UNITED STATES v. BROWN SHOE COMPANY

United States District Court, Eastern District of Missouri (1959)

Facts

Issue

Holding — Weber, J.

Rule

Reasoning

Deep Dive: How the Court Reached Its Decision

Court's Jurisdiction and Background

The U.S. District Court for the Eastern District of Missouri had jurisdiction over the case involving the proposed merger between Brown Shoe Company, Inc. and G.R. Kinney Co., Inc. The court determined that it had authority to hear the case because Brown was incorporated in New York and conducted business within the district. The government filed its complaint alleging a violation of Section 7 of the Clayton Act, which seeks to prevent mergers that may substantially lessen competition or tend to create a monopoly.
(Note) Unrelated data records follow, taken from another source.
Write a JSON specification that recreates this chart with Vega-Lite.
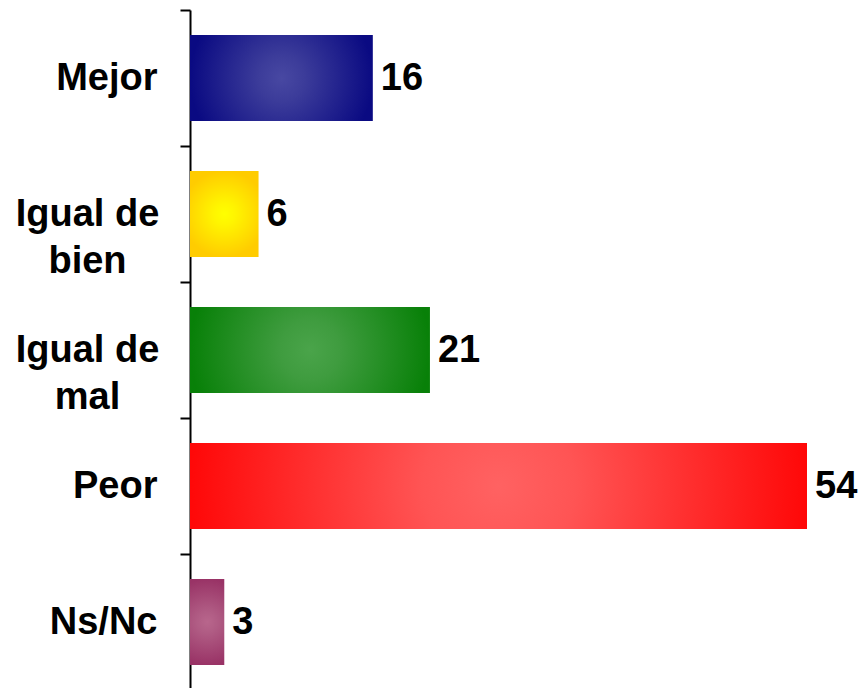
{
  "$schema": "https://vega.github.io/schema/vega-lite/v6.json",
  "width": 617,
  "height": 680,
  "autosize": "none",
  "padding": {"left": 190, "top": 10, "right": 54, "bottom": 0},
  "background": "white",
  "config": {"view": {"stroke": null}},
  "data": {
    "values": [
      {"c": "Mejor", "v": 16},
      {"c": "Igual de bien", "v": 6},
      {"c": "Igual de mal", "v": 21},
      {"c": "Peor", "v": 54},
      {"c": "Ns/Nc", "v": 3}
    ]
  },
  "encoding": {
    "y": {
      "field": "c",
      "type": "nominal",
      "sort": null,
      "scale": {"paddingInner": 0, "paddingOuter": 0},
      "axis": {
        "title": null,
        "tickBand": "extent",
        "domainColor": "black",
        "domainWidth": 2,
        "tickColor": "black",
        "tickWidth": 2,
        "tickSize": 10,
        "labelFont": "Liberation Sans",
        "labelFontWeight": "bold",
        "labelFontSize": 38,
        "labelColor": "black",
        "labelLineHeight": 47,
        "labelBaseline": "middle",
        "labelLimit": 300,
        "labelExpr": "datum.label == 'Igual de bien' ? ['Igual de', 'bien'] : datum.label == 'Igual de mal' ? ['Igual de', 'mal'] : datum.label",
        "labelAlign": {"condition": {"test": "datum.value == 'Igual de bien' || datum.value == 'Igual de mal'", "value": "center"}, "value": "right"},
        "labelPadding": {"condition": {"test": "datum.value == 'Igual de bien' || datum.value == 'Igual de mal'", "value": 93}, "value": 23}
      }
    },
    "x": {
      "field": "v",
      "type": "quantitative",
      "scale": {"domain": [0, 54], "nice": false},
      "axis": null
    }
  },
  "layer": [
    {
      "transform": [{"filter": "datum.c == 'Mejor'"}],
      "mark": {"type": "bar", "height": {"band": 0.632},
        "color": {"gradient": "radial", "x1": 0.5, "y1": 0.5, "x2": 0.5, "y2": 0.5, "r1": 0, "r2": 0.5,
          "stops": [{"offset": 0, "color": "#4848a2"}, {"offset": 0.25, "color": "#3c3c9a"}, {"offset": 1, "color": "#0a0a82"}]}}
    },
    {
      "transform": [{"filter": "datum.c == 'Igual de bien'"}],
      "mark": {"type": "bar", "height": {"band": 0.632},
        "color": {"gradient": "radial", "x1": 0.5, "y1": 0.5, "x2": 0.5, "y2": 0.5, "r1": 0, "r2": 0.5,
          "stops": [{"offset": 0, "color": "#ffff00"}, {"offset": 0.25, "color": "#fff500"}, {"offset": 1, "color": "#ffcc00"}]}}
    },
    {
      "transform": [{"filter": "datum.c == 'Igual de mal'"}],
      "mark": {"type": "bar", "height": {"band": 0.632},
        "color": {"gradient": "radial", "x1": 0.5, "y1": 0.5, "x2": 0.5, "y2": 0.5, "r1": 0, "r2": 0.5,
          "stops": [{"offset": 0, "color": "#4aa44a"}, {"offset": 0.25, "color": "#3f9c3f"}, {"offset": 1, "color": "#088008"}]}}
    },
    {
      "transform": [{"filter": "datum.c == 'Peor'"}],
      "mark": {"type": "bar", "height": {"band": 0.632},
        "color": {"gradient": "radial", "x1": 0.5, "y1": 0.5, "x2": 0.5, "y2": 0.5, "r1": 0, "r2": 0.5,
          "stops": [{"offset": 0, "color": "#ff6262"}, {"offset": 0.25, "color": "#ff5454"}, {"offset": 1, "color": "#ff0808"}]}}
    },
    {
      "transform": [{"filter": "datum.c == 'Ns/Nc'"}],
      "mark": {"type": "bar", "height": {"band": 0.632},
        "color": {"gradient": "radial", "x1": 0.5, "y1": 0.5, "x2": 0.5, "y2": 0.5, "r1": 0, "r2": 0.5,
          "stops": [{"offset": 0, "color": "#b8668c"}, {"offset": 0.25, "color": "#b05c84"}, {"offset": 1, "color": "#993366"}]}}
    },
    {
      "mark": {"type": "text", "align": "left", "baseline": "middle", "dx": 8, "dy": 1,
        "font": "Liberation Sans", "fontWeight": "bold", "fontSize": 38, "color": "black"},
      "encoding": {"text": {"field": "v", "type": "quantitative"}}
    }
  ]
}
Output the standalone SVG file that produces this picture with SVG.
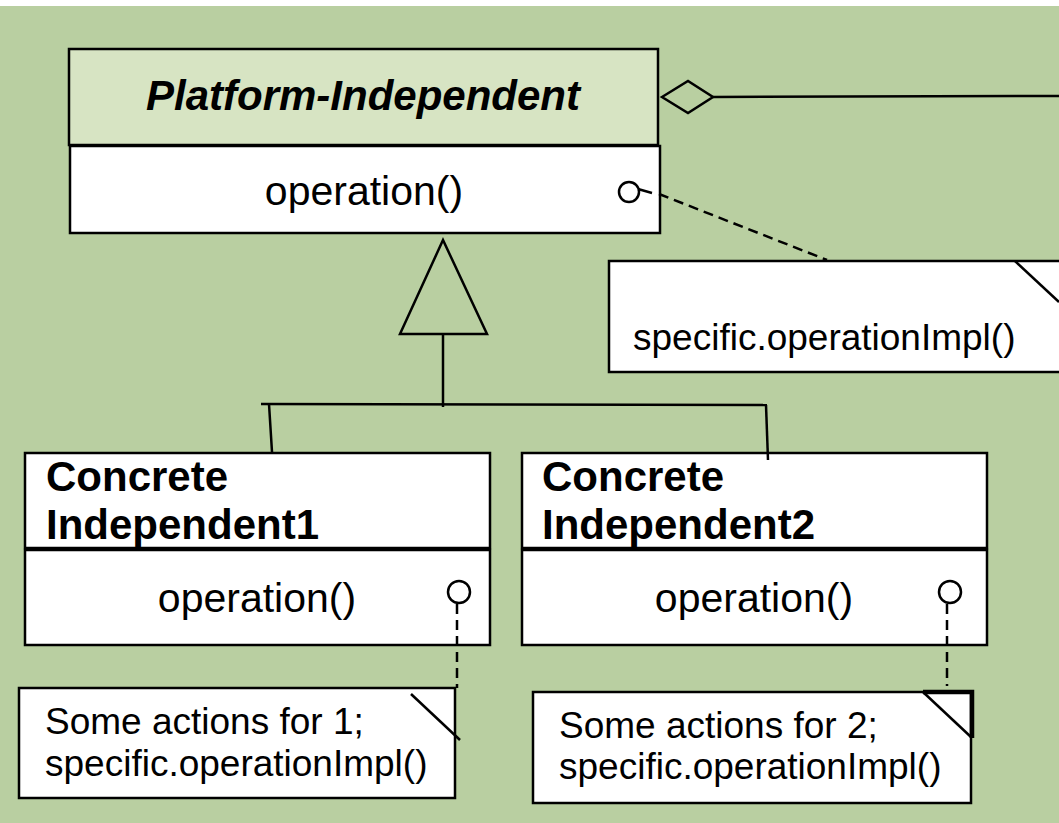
<svg xmlns="http://www.w3.org/2000/svg" width="1059" height="823" viewBox="0 0 1059 823">
<style>
.box{fill:#ffffff;stroke:#000;stroke-width:2.5}
.hdr{fill:#d7e4c3;stroke:#000;stroke-width:2.5}
.ln{fill:none;stroke:#000;stroke-width:2.5}
.dash{fill:none;stroke:#000;stroke-width:2.5;stroke-dasharray:10 6}
.t{font-family:"Liberation Sans",Arial,sans-serif;fill:#000}
.op{font-size:41px}
.nm{font-size:42px;font-weight:bold}
.note{font-size:37px}
</style>
<rect x="0" y="0" width="1059" height="823" fill="#ffffff"/>
<rect x="0" y="6" width="1059" height="817" fill="#b9cfa1"/>

<g id="platform-independent">
<rect class="hdr" x="69" y="49" width="589" height="96"/>
<text class="t" x="363" y="110" text-anchor="middle" font-size="42" font-weight="bold" font-style="italic">Platform-Independent</text>
<rect class="box" x="70" y="146" width="590" height="87"/>
<text class="t op" x="364" y="205" text-anchor="middle">operation()</text>
<circle class="ln" cx="629" cy="192" r="10"/>
</g>

<g id="note-top">
<rect class="box" x="609" y="261" width="460" height="111"/>
<line class="ln" x1="1015" y1="261" x2="1059" y2="302"/>
<text class="t note" x="633" y="350">specific.operationImpl()</text>
</g>

<g id="concrete1">
<rect class="box" x="25" y="453" width="465" height="95"/>
<text class="t nm" x="46" y="491">Concrete</text>
<text class="t nm" x="46" y="539">Independent1</text>
<rect class="box" x="25" y="550" width="465" height="95"/>
<text class="t op" x="257" y="612" text-anchor="middle">operation()</text>
<circle class="ln" cx="459" cy="592" r="11"/>
</g>

<g id="concrete2">
<rect class="box" x="522" y="453" width="465" height="95"/>
<text class="t nm" x="542" y="491">Concrete</text>
<text class="t nm" x="542" y="539">Independent2</text>
<rect class="box" x="522" y="550" width="465" height="95"/>
<text class="t op" x="754" y="612" text-anchor="middle">operation()</text>
<circle class="ln" cx="950" cy="592" r="11"/>
</g>

<g id="note1">
<rect class="box" x="19" y="688" width="436" height="110"/>
<line class="ln" x1="411" y1="694" x2="460" y2="740"/>
<text class="t note" x="45" y="734">Some actions for 1;</text>
<text class="t note" x="45" y="776">specific.operationImpl()</text>
</g>

<g id="note2">
<rect class="box" x="533" y="692" width="438" height="111"/>
<polyline points="923,692 972,692 972,738" fill="none" stroke="#000" stroke-width="4.5"/>
<line class="ln" x1="923" y1="692" x2="971" y2="737"/>
<text class="t note" x="559" y="738">Some actions for 2;</text>
<text class="t note" x="559" y="779">specific.operationImpl()</text>
</g>

<g id="connectors">
<polygon points="662,97 688,81 713,97 688,113" fill="none" stroke="#000" stroke-width="2.5"/>
<line class="ln" x1="713" y1="97" x2="1059" y2="96"/>
<polygon points="443,240 400,334 487,334" fill="none" stroke="#000" stroke-width="2.5"/>
<line class="ln" x1="443" y1="334" x2="443" y2="407"/>
<line class="ln" x1="261" y1="404" x2="767" y2="405"/>
<line class="ln" x1="269" y1="404" x2="272" y2="452"/>
<line class="ln" x1="766" y1="405" x2="768" y2="460"/>
<line class="ln" x1="638" y1="189" x2="652" y2="193"/>
<line class="dash" x1="659" y1="194" x2="827" y2="260"/>
<line class="dash" x1="457" y1="604" x2="457" y2="688" stroke-dasharray="9 5"/>
<line class="dash" x1="947" y1="604" x2="947" y2="686" stroke-dasharray="9 5"/>
</g>
</svg>
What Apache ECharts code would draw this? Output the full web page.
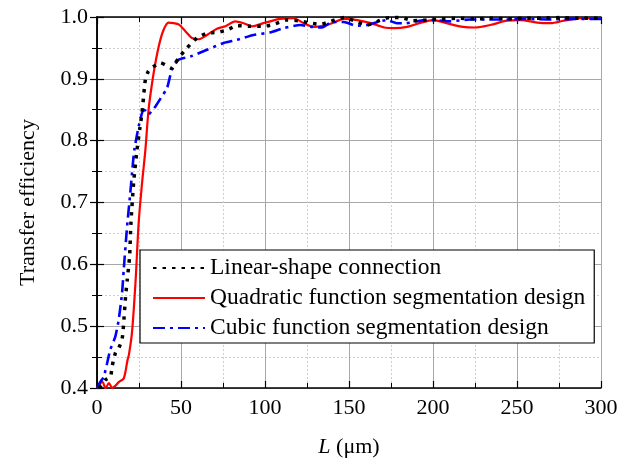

The merger was initially permitted to proceed under strict conditions, requiring the companies to operate separately while the case was ongoing. The trial began in August 1958 and concluded with testimony in January 1959, during which extensive evidence regarding the shoe market was presented. This included the history and operations of both Brown and Kinney, emphasizing their significant roles in the shoe manufacturing and retailing sectors. The court had to carefully consider the implications of this merger for competition in the shoe industry and the potential consequences for consumers and smaller retailers.

Line of Commerce

The court analyzed the relevant "line of commerce" to determine how to classify the shoe market. The government argued that shoes should be categorized as a singular product line, while the defendants contended that distinctions based on price, quality, and style warranted separate classifications, such as men's, women's, and children's shoes. Ultimately, the court found that there was sufficient interchangeability among shoe categories to treat men's, women's, and children's shoes as separate lines of commerce. It recognized that although shoes share manufacturing processes and can be produced using similar machinery, the distinct characteristics and market treatment justified separate classification. The court concluded that each category possessed unique market dynamics, which warranted their consideration as individual lines of commerce for the purpose of evaluating the merger's impact on competition.

Section of the Country

In assessing the "section of the country," the court needed to determine the relevant geographic market for the shoe industry. The government proposed that the entire nation should be considered as a section for both manufacturing and retailing. In contrast, the defendants argued for a more localized approach, suggesting that a "standard metropolitan area" would better represent the competitive landscape for retail sales. The court acknowledged that for manufacturing, the entire United States could be deemed a section of the country due to the widespread operations of both companies. However, for retailing, it found that cities with populations over 10,000 and their immediate surrounding areas constituted the relevant market. This conclusion was based on evidence showing that competition among shoe retailers occurred within these urban and suburban environments, where both Brown and Kinney operated stores.

Impact of the Merger

The court's examination of the impact of the merger focused on whether it would substantially lessen competition or create a monopoly within the relevant market. It noted that the government was not required to demonstrate with absolute certainty that competition would be harmed, but merely to show a reasonable probability of such an outcome. The court evaluated the trends within the shoe industry, particularly the increasing concentration of market power among a few large firms at the expense of smaller independent retailers. The merger would elevate Brown to the position of the largest operator of retail shoe stores in the nation, thereby eliminating Kinney as a significant competitive entity. The court emphasized that this consolidation would likely reduce competitive pressures, leading to higher prices and less choice for consumers. It concluded that the merger would create a tendency toward monopolistic practices by diminishing competition in the shoe industry and strengthening the combined entity's market position.

Conclusion

The U.S. District Court ultimately held that the merger between Brown and Kinney violated Section 7 of the Clayton Act due to its likely effects on competition. It determined that the merger would result in increased concentration within the shoe industry and the elimination of Kinney as a substantial competitive force. The court recognized that while the acquisition of Kinney's manufacturing facilities alone might not significantly impact competition, the combination of both companies' retail operations would substantially lessen competition in the relevant market. The findings indicated that the merger would enhance the power of Brown and create an environment conducive to monopolistic behavior, contrary to the objectives of the Clayton Act. As a result, the court ordered that Brown relinquish its stock in Kinney and enjoined both companies from further acquisitions that would violate the statute.